Not Just Child's Play details the journey of one group of Sudan's "Lost Boys." In this intriguing study, Felicia ("Faye") McMahon tells of her chance encounter and subsequent years of fieldwork, friendship, and public presentations with a group of young DiDinga men who spent much of their childhood fleeing persecution or in refugee camps. This is a compelling story of how these new residents of Syracuse, New York, have (with McMahon's assistance) re-enacted their dance-song traditions to actively transform their DiDinga identity as uninitiated males into a new hybrid identity as (Black) refugees from Sudan living in the United States.

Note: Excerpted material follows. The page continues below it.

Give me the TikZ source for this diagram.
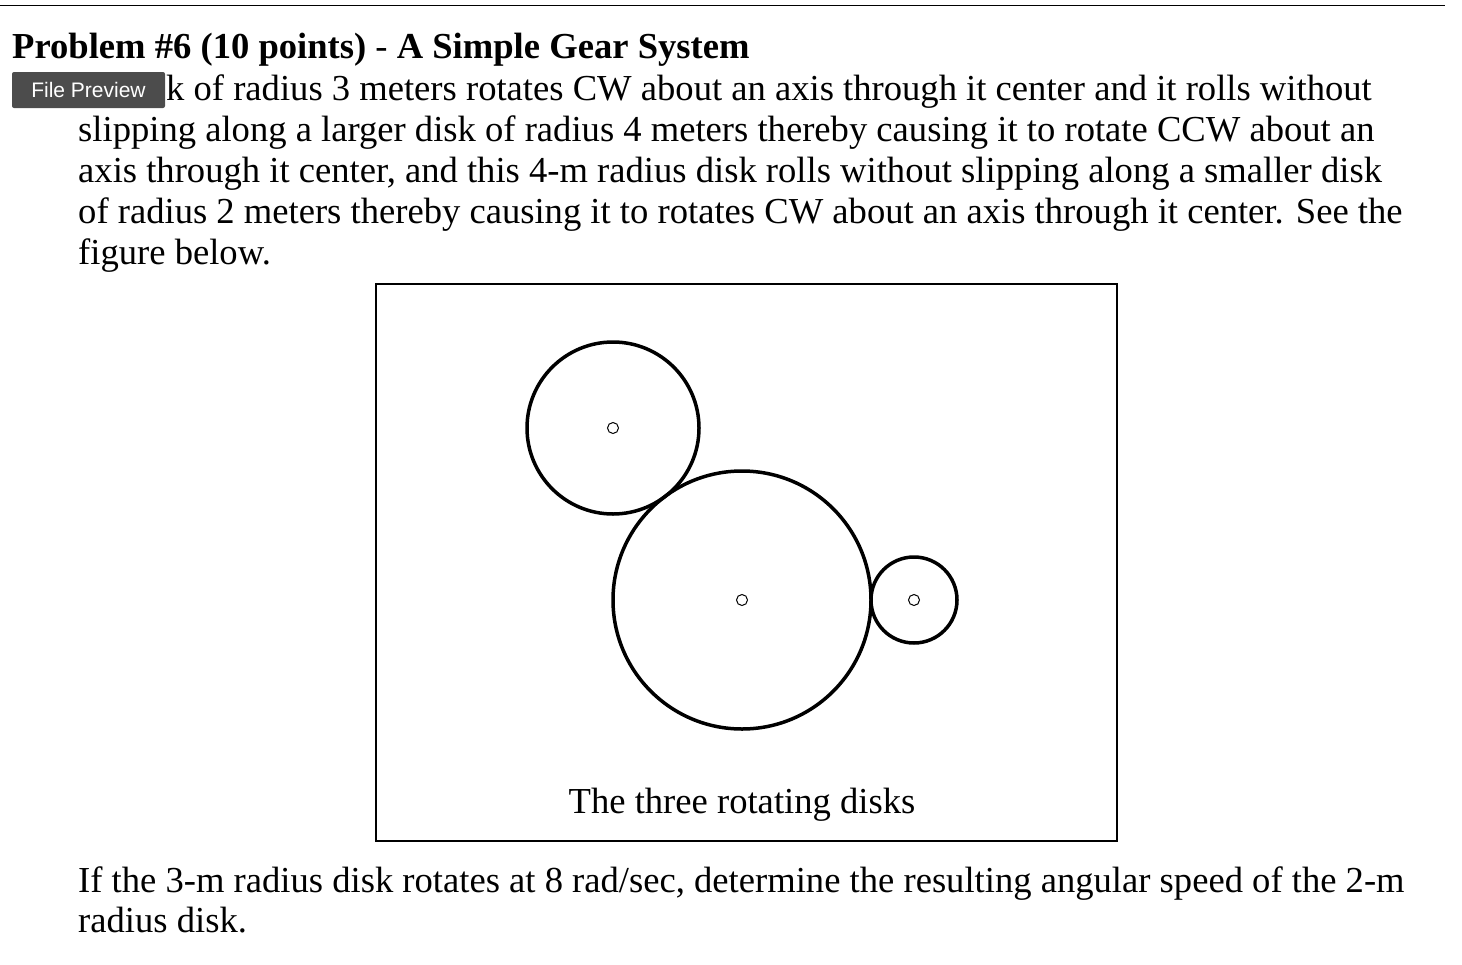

The DiDinga, a minority group in the southern Sudan often confused with the Dinka, have been minimally documented by anthropologists or historians, much less folklorists. Research on their language, their rituals, and their traditional occupational practices as well as their music and song, has been sparse to nonexistent or inaccurate. McMahon takes us on her ethnographic, research, and linguistic journey toward knowing and understanding this particular group of DiDinga. As she found after accidental conversations with several of the young men, who had been resettled in the Syracuse area along with "Lost Boys" from several different ethnic groups from Sudan, the DiDinga are not part of the Nilotic tribes (Kalenjin, Luo, Ateker, Nuer, Dinka, Shilluk) with whom they are generally associated. DiDinga do use cattle to measure wealth, as currency, and for marriage transactions, which are very similar to those of others indigenous to southern Sudan. But the DiDinga come from a different culture and language group, which includes the Murle and Longarim, and they do not practice the ritual scarification rite of passage (parallel, bone-deep cuts to the forehead) common to Nilotic groups.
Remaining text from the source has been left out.